PHILLIPS v. KIDDER, PEABODY COMPANY

United States District Court, Southern District of New York (1991)

Facts

Issue

Holding — Kram, J.

Rule

Reasoning

Deep Dive: How the Court Reached Its Decision

Background of the Case

In Phillips v. Kidder, Peabody Co., plaintiff Robert D. Phillips alleged that Kidder violated federal securities laws and committed common law fraud in connection with a public stock offering for Computer Depot, Inc. (CDI). Phillips contended that the Prospectus issued by Kidder on July 12, 1984, contained false representations regarding CDI’s profitability and omitted significant adverse information about market conditions impacting the company. He specifically pointed out misleading statements about the timelines for profitability, pricing competitiveness, and expansion plans, as well as failing to disclose substantial losses CDI incurred prior to the offering. Phillips initiated his complaint on July 10, 1987, on behalf of a putative class of shareholders, while seeking class certification, which was deferred pending the outcome of Kidder's summary judgment motion. Kidder's motions to transfer the case and dismiss it based on res judicata and collateral estoppel were denied by the court.

Issues Presented

The primary issues before the court were whether Phillips had adequately alleged actionable misrepresentations or omissions by Kidder and whether his federal securities claims were barred by the applicable statutes of limitations. Specifically, the court needed to determine if Phillips could pursue his claims under § 11 and § 12(2) of the Securities Act of 1933, as well as his claim under § 10(b) of the Securities Exchange Act of 1934, given the timeline of events and the information available to him prior to filing his complaint.

Court's Holding

The U.S. District Court for the Southern District of New York held that Phillips’ claims under § 11 and § 12(2) of the Securities Act of 1933 were barred by the statute of limitations, while his § 10(b) claim under the Securities Exchange Act of 1934 was not time-barred and could proceed.

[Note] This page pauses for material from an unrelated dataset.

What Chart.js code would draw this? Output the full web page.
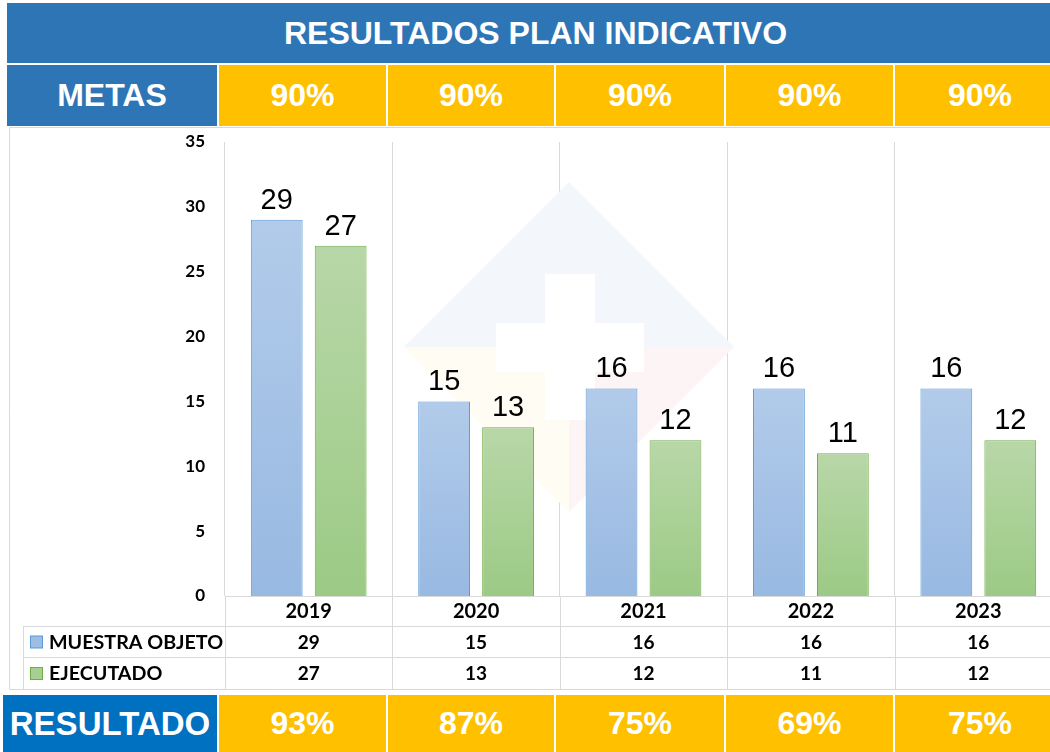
<!DOCTYPE html>
<html><head><meta charset="utf-8">
<script src="https://cdn.jsdelivr.net/npm/chart.js@4"></script>
<style>
html,body{margin:0;padding:0;width:1050px;height:752px;overflow:hidden;background:#fff;position:relative;}
.cell{position:absolute;display:flex;align-items:center;justify-content:center;color:#fff;font-family:"Liberation Sans",Arial,sans-serif;font-weight:bold;white-space:nowrap;}
</style></head><body>
<canvas id="c" width="1070" height="564" style="position:absolute;left:0;top:127px;width:1070px;height:564px;"></canvas>
<script>
// ---- data ----
const years = ['2019','2020','2021','2022','2023'];
const muestraObjeto = [29,15,16,16,16];
const ejecutado = [27,13,12,11,12];
const metas = ['90%','90%','90%','90%','90%'];
const resultado = ['93%','87%','75%','69%','75%'];
const yTicks = [0,5,10,15,20,25,30,35];
const titleText = 'RESULTADOS PLAN INDICATIVO';
const seriesNames = ['MUESTRA OBJETO','EJECUTADO'];
const rowNames = ['METAS','RESULTADO'];

// ---- header / footer boxes (layout) ----
const colLefts = [219,388,556,726,895];
const colWidths = [167,166,168,167,170];
function addCell(txt,l,t,w,h,bg,fs){
  const d=document.createElement('div');d.className='cell';
  d.style.cssText+=`left:${l}px;top:${t}px;width:${w}px;height:${h}px;background:${bg};font-size:${fs}px;`;
  d.textContent=txt;document.body.appendChild(d);
}
addCell(titleText,7,3,1057,60,'#2E75B6',32);
addCell(rowNames[0],7,65,210,61,'#2E75B6',32);
metas.forEach((m,i)=>addCell(m,colLefts[i],65,colWidths[i],61,'#FFC000',32));
addCell(rowNames[1],3,695,214,57,'#0070C0',33);
resultado.forEach((m,i)=>addCell(m,colLefts[i],695,colWidths[i],57,'#FFC000',32));

// ---- chart ----
const GRID='#D9D9D9';
const LBL='"Lato","Liberation Sans",sans-serif';
function barGrad(ctx,top,bot){
  const ch=ctx.chart; const a=ch.chartArea; if(!a||ctx.raw==null) return top;
  const y0=ch.scales.y.getPixelForValue(ctx.raw);
  const g=ch.ctx.createLinearGradient(0,y0,0,a.bottom);
  g.addColorStop(0,top); g.addColorStop(1,bot); return g;
}
const colors=[{top:'#B2CBEA',bot:'#98B9E2',border:'#5B9BD5',sw:'#9DBDE4'},
              {top:'#B8D7A8',bot:'#9CCA85',border:'#70AD47',sw:'#A6CF92'}];

const watermark={id:'wm',beforeDatasetsDraw(ch){
  const c=ch.ctx; const oy=127; c.save();
  const cx=569, cy=347-oy, r=165;
  c.fillStyle='#F3F6FB';
  c.beginPath();c.moveTo(cx-r,cy);c.lineTo(cx,cy-r);c.lineTo(cx+r,cy);c.closePath();c.fill();
  c.fillStyle='#FFFCF4';
  c.beginPath();c.moveTo(cx-r,cy);c.lineTo(cx,cy);c.lineTo(cx,cy+r);c.closePath();c.fill();
  c.fillStyle='#FDF4F6';
  c.beginPath();c.moveTo(cx+r,cy);c.lineTo(cx,cy);c.lineTo(cx,cy+r);c.closePath();c.fill();
  c.fillStyle='#FFFFFF';
  c.fillRect(545,274-oy,50,146);
  c.fillRect(496,323-oy,148,49);
  c.restore();
}};

const labels={id:'lbl',afterDatasetsDraw(ch){
  const c=ch.ctx;c.save();
  c.font='29px "Liberation Sans",Arial,sans-serif';c.fillStyle='#000';
  c.textAlign='center';c.textBaseline='alphabetic';
  ch.data.datasets.forEach((ds,di)=>{
    ch.getDatasetMeta(di).data.forEach((b,i)=>{c.fillText(String(ds.data[i]),b.x,b.y-11);});
  });
  c.restore();
}};

const table={id:'tbl',afterDraw(ch){
  const c=ch.ctx; const a=ch.chartArea; const xs=ch.scales.x;
  const step=xs.getPixelForValue(1)-xs.getPixelForValue(0);
  const r0=Math.round(xs.bottom), r1=r0+31, r2=r0+63;
  c.save(); c.strokeStyle=GRID; c.lineWidth=1;
  c.beginPath();
  c.moveTo(9.5,0.5);c.lineTo(1070,0.5);
  c.moveTo(9.5,0.5);c.lineTo(9.5,r2+0.5);
  c.moveTo(9.5,r2+0.5);c.lineTo(1070,r2+0.5);
  c.moveTo(23,r0+0.5);c.lineTo(1070,r0+0.5);
  c.moveTo(23,r1+0.5);c.lineTo(1070,r1+0.5);
  c.moveTo(23.5,r0);c.lineTo(23.5,r2);
  for(let i=0;i<=years.length;i++){
    const x=Math.round(xs.getPixelForValue(0)-step/2+i*step)+0.5;
    c.moveTo(x,a.bottom);c.lineTo(x,r2);
  }
  c.stroke();
  c.fillStyle='#000'; c.textBaseline='middle';
  const rows=[muestraObjeto,ejecutado];
  const ys=[(r0+r1)/2+1,(r1+r2)/2+1];
  rows.forEach((vals,ri)=>{
    c.font='bold 19px '+LBL;
    c.textAlign='center';
    vals.forEach((v,i)=>c.fillText(String(v),xs.getPixelForValue(i),ys[ri]));
    c.textAlign='left';
    c.font='bold 19.7px '+LBL;
    c.fillText(seriesNames[ri],49,ys[ri]);
    c.fillStyle=colors[ri].sw;c.fillRect(30.5,ys[ri]-6.5,12,12);
    c.strokeStyle=colors[ri].border;c.strokeRect(30.5,ys[ri]-6.5,12,12);
    c.fillStyle='#000';
  });
  c.restore();
}};

new Chart(document.getElementById('c'),{
  type:'bar',
  data:{labels:years,datasets:[
    {label:seriesNames[0],data:muestraObjeto,
     backgroundColor:ctx=>barGrad(ctx,colors[0].top,colors[0].bot),
     borderColor:colors[0].border,borderWidth:1,borderSkipped:'bottom'},
    {label:seriesNames[1],data:ejecutado,
     backgroundColor:ctx=>barGrad(ctx,colors[1].top,colors[1].bot),
     borderColor:colors[1].border,borderWidth:1,borderSkipped:'bottom'}
  ]},
  options:{
    responsive:false,animation:false,
    categoryPercentage:0.764,barPercentage:0.81,
    layout:{padding:{left:0,right:8,top:15,bottom:65}},
    plugins:{legend:{display:false},tooltip:{enabled:false}},
    scales:{
      x:{grid:{display:true,color:GRID,drawTicks:false,offset:true},
         border:{display:true,color:GRID},
         ticks:{font:{family:LBL,weight:'bold',size:20},color:'#000',padding:4,maxRotation:0},
         afterFit(s){s.height=30;s.paddingLeft=0;s.paddingRight=0;}},
      y:{min:0,max:35,
         afterBuildTicks(s){s.ticks=yTicks.map(v=>({value:v}));},
         grid:{display:false,drawTicks:false},border:{display:false},
         ticks:{font:{family:LBL,weight:'bold',size:17},color:'#000',padding:20},
         afterFit(s){s.width=225;s.paddingTop=0;s.paddingBottom=0;}}
    }
  },
  plugins:[watermark,labels,table]
});
</script>
</body></html>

This distinction was crucial as it allowed Phillips to continue pursuing his allegations of securities fraud under the more flexible timeline associated with the § 10(b) claim.

Reasoning on Statute of Limitations

The court reasoned that Phillips’ claims under the 1933 Act were governed by a one-year statute of limitations, which he failed to meet as he was deemed to have been on inquiry notice prior to filing his complaint. The inquiry notice standard indicated that Phillips had sufficient knowledge of circumstances that could suggest fraud, such as the significant decline in CDI’s stock price and reports pointing to challenges in the market. Based on these factors, the court concluded that Phillips should have been alerted to investigate further, thus deeming his claims time-barred. However, for the § 10(b) claim, the court found that genuine issues of material fact existed regarding whether Phillips discovered the alleged fraud more than one year before filing suit, allowing that claim to proceed.

Reasoning on Actionable Misrepresentations

The court also addressed Kidder's argument that the statements in the Prospectus were merely opinions and not actionable misrepresentations. It rejected this notion, confirming that Phillips had adequately alleged actionable misrepresentations and omissions within the Prospectus. The court noted that the content of the Prospectus could mislead investors about CDI's financial health and operational viability. As such, it determined that Phillips had presented a factual basis sufficient to support his claims under the relevant securities laws, and thus Kidder's motion for summary judgment on these grounds was denied.

Conclusion

In conclusion, the court denied Kidder's motion for summary judgment regarding Phillips' § 10(b) claim, allowing it to proceed based on the existence of genuine issues of material fact. However, it upheld the statute of limitations defense concerning Phillips' claims under §§ 11 and 12(2) of the Securities Act of 1933, which were deemed time-barred. The court's decision emphasized the importance of timely discovery in securities fraud cases and the need to adequately plead actionable misrepresentations to sustain claims under federal securities laws.